The public takes note of how leaders respond
International polling indicates that citizens have been observant of the way their leaders responded to the virus. A study by IPSOS Mori published last August found that leaders of the U.S., UK, Italy and Australia all experienced what the study’s co-author Will Jennings called a “rally-around-the-flag” boost in ratings during the first few months of the pandemic, but soon saw a decline in trust as the situation in their countries worsened. The only leader of that group who had experienced a rise in approval ratings as of June was Australian Prime Minister Scott Morrison, likely because Australia has done comparatively better at containing the virus.
“What we tended to find was that the leaders of the countries where the pandemic had gone worse in terms of deaths and cases were the [countries] where leaders were rated most poorly,” Jennings, a political science professor said, adding he believed these figures suggested that “the public are rational,” and “they respond to real objective performance.” In other words, “citizens are making judgments that reflect their particular context of how the pandemic is being managed in different countries.”

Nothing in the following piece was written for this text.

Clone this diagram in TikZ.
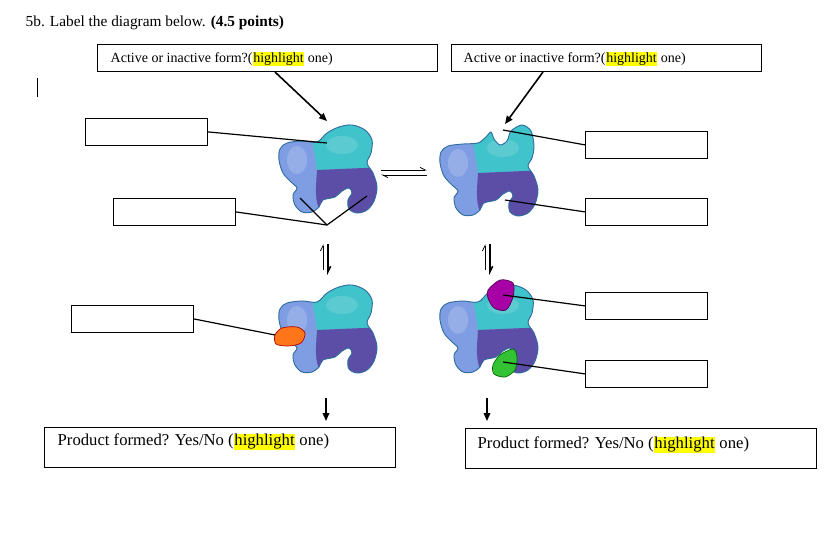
\documentclass[tikz,border=0pt]{standalone}
\usepackage{fontspec}
\setmainfont{Liberation Serif}
\usetikzlibrary{arrows.meta}
\definecolor{eb}{HTML}{7E9DE2}
\definecolor{ec}{HTML}{40C3CA}
\definecolor{ep}{HTML}{5C4EA6}
\definecolor{eo}{HTML}{2F6E9E}
\definecolor{hl}{HTML}{FFFF00}
\tikzset{qbox/.style={draw,line width=0.6pt,anchor=north west,inner sep=0pt},
 lbl/.style={line width=0.9pt},
 harp/.style={line width=0.6pt,-{Straight Barb[harpoon,length=4pt,width=4pt]}},
 darr/.style={line width=1.2pt,-{Triangle[length=6pt,width=5pt]}}}
\newcommand\hlw[1]{\begingroup\setlength{\fboxsep}{0.5pt}\colorbox{hl}{#1}\endgroup}
\newcommand\blobA{plot[smooth cycle,tension=0.55] coordinates{(40,17)(50,8)(62,2)(75,0)(88,5)(95,15)(94,28)(90,38)(96,48)(100,62)(97,76)(90,85)(80,88)(72,84)(71,75)(75,68)(72,63)(65,66)(58,72)(46,75)(42,82)(35,87)(25,87)(18,80)(16,70)(20,63)(14,57)(6,48)(2,35)(3,24)(10,18)(25,16)}}
\newcommand\blobB{plot[smooth cycle,tension=0.5] coordinates{(40,15)(48,9)(53,4)(56,11)(62,17)(69,13)(73,3)(84,-3)(93,3)(96,18)(94,30)(90,38)(96,48)(100,62)(97,76)(90,85)(80,88)(72,84)(71,75)(75,68)(72,63)(65,66)(58,72)(46,75)(42,82)(35,87)(25,87)(18,80)(16,70)(20,63)(14,57)(6,48)(2,35)(3,24)(10,18)(25,16)}}
\newcommand\enz[2]{\begin{scope}[shift={#1}]
 \begin{scope}\clip #2;
  \fill[eb] (-5,-10) rectangle (110,100);
  \fill[ec] (34,-10) -- (110,-10) -- (110,42) -- (40,45) .. controls (38,30) .. (34,10) -- cycle;
  \fill[ep] (40,45) -- (110,42) -- (110,100) -- (48,100) .. controls (38,75) .. (40,45) -- cycle;
  \fill[white,opacity=0.18] (20,35) ellipse (10 and 14);
  \fill[white,opacity=0.15] (65,20) ellipse (16 and 9);
 \end{scope}
 \draw[eo,line width=0.7pt] #2;
\end{scope}}
\begin{document}
\begin{tikzpicture}[x=0.75pt,y=-0.75pt]
\useasboundingbox (0,0) rectangle (840,547);
\node[anchor=west,font=\fontsize{11.5}{13}\selectfont] (title) at (21,23) {5b. Label the diagram below. \textbf{(4.5 points)}};
\draw[line width=0.6pt] (37,78) -- (37,97);
\node[qbox,minimum width=255pt,minimum height=20.25pt] (q1) at (97,44) {};
\node[anchor=west,font=\fontsize{10.5}{12}\selectfont] at (106,59) {Active or inactive form?(\hlw{highlight} one)};
\node[qbox,minimum width=232.5pt,minimum height=20.25pt] (q2) at (451,44) {};
\node[anchor=west,font=\fontsize{10.5}{12}\selectfont] at (459,59) {Active or inactive form?(\hlw{highlight} one)};
% enzymes
\enz{(277,125)}{\blobA}
\enz{(438,128)}{\blobB}
\enz{(277,285)}{\blobA}
\enz{(438,285)}{\blobA}
\fill[orange!80!red!90!white,draw=red!70!black,line width=0.5pt] plot[smooth cycle] coordinates{(275,335)(282,328)(297,327)(305,333)(301,343)(288,346)(276,344)};
\fill[violet!70!magenta,draw=violet!60!black,line width=0.5pt] plot[smooth cycle] coordinates{(488,290)(500,280)(513,283)(513,297)(506,310)(494,308)(488,298)};
\fill[green!70!black!80!white,draw=green!40!black,line width=0.5pt] plot[smooth cycle] coordinates{(493,365)(500,355)(513,349)(517,357)(515,370)(505,377)(494,374)};
% empty boxes
\node[qbox,minimum width=91.5pt,minimum height=20.25pt] (b1) at (85,118) {};
\node[qbox,minimum width=91.5pt,minimum height=20.25pt] (b2) at (113,198) {};
\node[qbox,minimum width=91.5pt,minimum height=20.25pt] (b3) at (71,305) {};
\node[qbox,minimum width=91.5pt,minimum height=20.25pt] (b4) at (585,131) {};
\node[qbox,minimum width=91.5pt,minimum height=20.25pt] (b5) at (585,198) {};
\node[qbox,minimum width=91.5pt,minimum height=20.25pt] (b6) at (585,292) {};
\node[qbox,minimum width=91.5pt,minimum height=20.25pt] (b7) at (585,360) {};
\coordinate (t1) at (327,143); \coordinate (v) at (327,225);
\coordinate (v1) at (300,198); \coordinate (v2) at (367,196);
\coordinate (t4) at (503,130); \coordinate (t5) at (505,200);
\coordinate (t3) at (275,335); \coordinate (t6) at (503,295); \coordinate (t7) at (503,362);
\draw[lbl] (b1.east) -- (t1);
\draw[lbl] (b2.east) -- (v); \draw[lbl] (v1) -- (v) -- (v2);
\draw[lbl] (b3.east) -- (t3);
\draw[lbl] (b4.west) -- (t4);
\draw[lbl] (b5.west) -- (t5);
\draw[lbl] (b6.west) -- (t6);
\draw[lbl] (b7.west) -- (t7);
\coordinate (a1) at (327,121); \coordinate (a2) at (505,124);
\draw[darr] (275,72) -- (a1);
\draw[darr] (543,72) -- (a2);
\draw[harp] (381,170) -- (427,170);
\draw[harp] (427,175) -- (381,175);
\draw[harp] (323,270) -- (323,244);
\draw[harp,line width=1.2pt] (328,244) -- (328,275);
\draw[harp] (485,270) -- (485,244);
\draw[harp,line width=1.2pt] (490,244) -- (490,275);
\node[qbox,minimum width=263.25pt,minimum height=30pt] (p1) at (44,427) {};
\node[anchor=west,font=\fontsize{12.5}{14}\selectfont] at (53,442) {Product formed? Yes/No (\hlw{highlight} one)};
\node[qbox,minimum width=263.25pt,minimum height=30pt] (p2) at (465,428) {};
\node[anchor=west,font=\fontsize{12.5}{14}\selectfont] at (473,445) {Product formed? Yes/No (\hlw{highlight} one)};
\draw[darr,line width=0.9pt] (326,398) -- (326,421);
\draw[darr,line width=0.9pt] (487,398) -- (487,421);
\end{tikzpicture}
\end{document}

In Trump’s loss to Joe Biden in November, which occurred after the coronavirus had killed more than 200,000 Americans, the pandemic was the top issue on voters’ minds, according to an AP Votecast survey.
Since reaching a peak in January, coronavirus cases have begun to fall in both the U.S. and the UK, and the countries are now among the world’s top leaders in vaccinations.
Kahn said she found the changes instituted by President Biden — including signing a national mask mandate on federal property and public transportation, as well as speeding up production of PPE and vaccines — have been “vitally important in containing the pandemic.” Last month Biden announced that at least 90 percent of the U.S. population would be eligible for vaccination by April 19, but this came on the same day as a stark warning from CDC director Rochelle Walensky, who said she had a feeling of “impending doom” amid a spike in cases in certain parts of the country.
And the current situation in Brazil is worsening, serving as a stark warning of what other countries could face as more contagious COVID-19 variants continue to spread and potentially become dominant. Deaths are escalating and nearly all the states’ intensive care units are near or at capacity, prompting experts to warn that the health care system is “close to collapse”. Rather than changing his tone on vaccinations, Bolsonaro has started to push for an experimental nasal spray being developed in Israel as a possible treatment for COVID-19. In response to the recent deaths connected to the new variants, his message to citizens was to “stop whining.” During a recent Cabinet reshuffle Bolsonaro ousted three commanders of the country’s armed forces, suggesting he’s grown even more isolated in his haphazard response to the virus.
As COVID-19 cases rise elsewhere in Latin America, too, top officials are facing further scrutiny. In Peru, two ministers resigned after it was revealed after it was revealed that 500 government officials — including the country’s president Martin Vizcarra — took advantage of their positions to receive COVID-19 vaccines in February. With a week to go until the country’s general elections on April 11, Peru recently hit its highest level of single day deaths from the virus thus far.
Kahn says she hopes such behavior from powerful leaders will make voters think more carefully about how elected officials would respond to a public health crisis when they head to the polls in the future. “You don’t want a government that is just winging it,” she said. “The stakes are too high. And really, it makes the difference between lives saved and lives lost.”